The Commission had been considering the subject of gender neutrality in language since 2014 in the context of a wider discussion on gender identity, sexuality, human relationships and marriage.
The Bishops in the Church of England have authorized certain prayers to accompany the dialogue themed, “Living in love and faith.”
Boyd said the basic discussion about gender neutrality is not new and has been going on globally for decades in the religious and secular world.
“It has yielded such basic changes as referring to firemen as firefighters, stewardesses as flight attendants, policemen as police officers, clergymen as clergy persons – to recognize the fact that these officers can be male or female.
“The English Church made a decision to continue a discussion. It has not decided to change immediately (or at all) – the wording of the Lord’s Prayer or any other liturgical language – contrary to what some press reports suggest.
“It is unfortunate that the media have latched onto a few key words (coming out of a church gathering), associating gender with God, without reference to the wider dialogue mentioned above.
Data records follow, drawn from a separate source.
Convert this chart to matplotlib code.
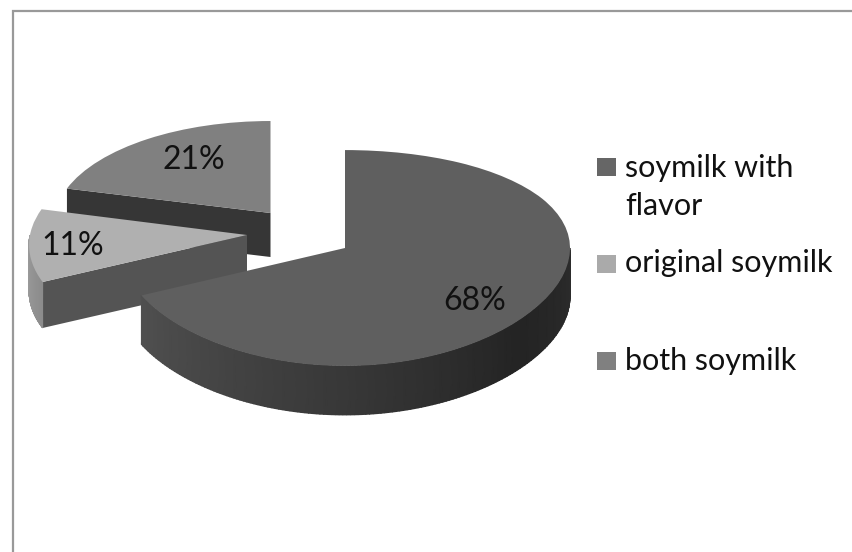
import matplotlib
matplotlib.use('Agg')
import matplotlib.pyplot as plt
import numpy as np
from matplotlib.patches import Rectangle
from matplotlib.transforms import Transform

# Data
labels = ['soymilk with\nflavor', 'original soymilk', 'both soymilk']
values = [68, 11, 21]

# Colours of the faces
top_colors = ['#5f5f5f', '#b0b0b0', '#808080']
swatch_colors = ['#666666', '#aaaaaa', '#808080']
cut_colors = [None, '#545454', '#363636']

# Layout in pixels of the picture: apex x, apex y, radius x, radius y, perspective
geometry = [(345, 248, 225, 107, 0.0),
            (247, 235, 217, 106, 0.0926),
            (270.5, 213, 215, 100.5, 0.0926)]
persp_y = 0.0926
depths = [49, 46, 44]
pct_pos = [(475, 301), (73, 246), (194, 160)]
legend_y = [167, 264, 361]
legend_text_y = [187, 263, 361]

# Shade of the outer wall against wedge angle
rim_angles = [[-155, -90, -40, 0], [-180, -155], None]
rim_shades = [[80, 56, 36, 44], [160, 140], None]


class Perspective(Transform):
    input_dims = 2
    output_dims = 2

    def __init__(self, cx, cy, rx, ry, bx):
        super().__init__()
        self.cx, self.cy, self.rx, self.ry, self.bx = cx, cy, rx, ry, bx

    def transform_non_affine(self, values):
        xy = np.asarray(values, dtype=float)
        x, y = xy[:, 0], xy[:, 1]
        return np.column_stack([self.cx + self.rx * x / (1 + self.bx * y),
                                self.cy - self.ry * y / (1 + persp_y * y)])


fig = plt.figure(figsize=(8.52, 5.52), dpi=100)
ax = fig.add_axes([0, 0, 1, 1])

wedges, _, autotexts = ax.pie(values, colors=top_colors, startangle=90,
                              counterclock=False, autopct='%d%%',
                              wedgeprops={'linewidth': 0})

text_size = 22
pct_size = 23

for i, w in enumerate(wedges):
    persp = Perspective(*geometry[i])
    base = 2 * (3 - i)  # the big slice is in front, the 21% one at the back
    w.set_transform(persp + ax.transData)
    w.set_zorder(base + 1)

    # Wall cut along the radius
    if cut_colors[i]:
        a = np.radians(w.theta2)
        pts = persp.transform(np.array([[0, 0], [np.cos(a), np.sin(a)]]))
        ax.fill([pts[0, 0], pts[1, 0], pts[1, 0], pts[0, 0]],
                [pts[0, 1], pts[1, 1], pts[1, 1] + depths[i], pts[0, 1] + depths[i]],
                color=cut_colors[i], lw=0, zorder=base)

    # Outer wall, only the part that faces the viewer
    if rim_angles[i]:
        t = np.linspace(max(w.theta1, -180), min(w.theta2, 0), 160)
        rim = persp.transform(np.column_stack([np.cos(np.radians(t)), np.sin(np.radians(t))]))
        shade = np.interp(t, rim_angles[i], rim_shades[i])
        ax.pcolormesh(np.vstack([rim[:, 0], rim[:, 0]]),
                      np.vstack([rim[:, 1], rim[:, 1] + depths[i]]),
                      np.vstack([shade, shade]), shading='gouraud',
                      cmap='gray', vmin=0, vmax=255, zorder=base)

    autotexts[i].set_position(pct_pos[i])
    autotexts[i].set(ha='center', va='center', fontsize=pct_size, family='Lato',
                     color='#111111', zorder=20)

# Legend by hand, the rows are not evenly spaced
for i, lab in enumerate(labels):
    ax.add_patch(Rectangle((597, legend_y[i] - 9), 19, 18, color=swatch_colors[i], lw=0))
    ax.text(625, legend_text_y[i], lab, fontsize=text_size, family='Lato', color='#111111',
            ha='left', va='center', linespacing=1.45)

# Grey border of the chart area
ax.plot([12.5, 12.5, 852], [552, 10.5, 10.5], color='#999999', lw=1.6, solid_joinstyle='miter')

ax.set_aspect('auto')
ax.set_xlim(0, 852)
ax.set_ylim(552, 0)
ax.axis('off')

fig.savefig('out.png', dpi=100)
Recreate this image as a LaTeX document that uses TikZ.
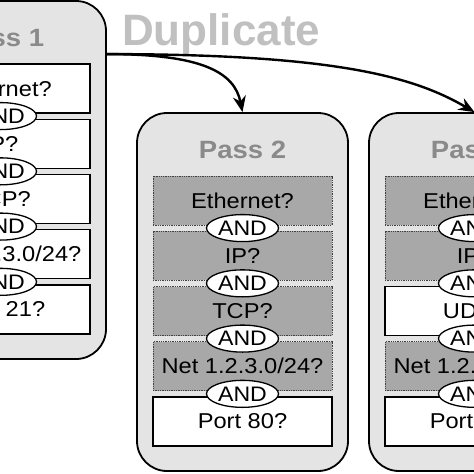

The ongoing discussion is a discussion, but no conclusions have been arrived at,” the bishop said.
The Church of England is one of 46 separate and independent provinces in the worldwide Anglican Communion.
At its recent General Synod (annual general meeting or national assembly) held in February, it made a decision to have its Liturgical Commission, the body responsible for overseeing prayers and services, look into the subject of gender neutrality over the next five years. The Liturgical Commission will work along with the Faith and Order Commission in the study.
“It is our hope that despite the challenges before us we will be able to maintain unity within the Worldwide Anglican Communion,” said Boyd. “We pray for and we work for this.”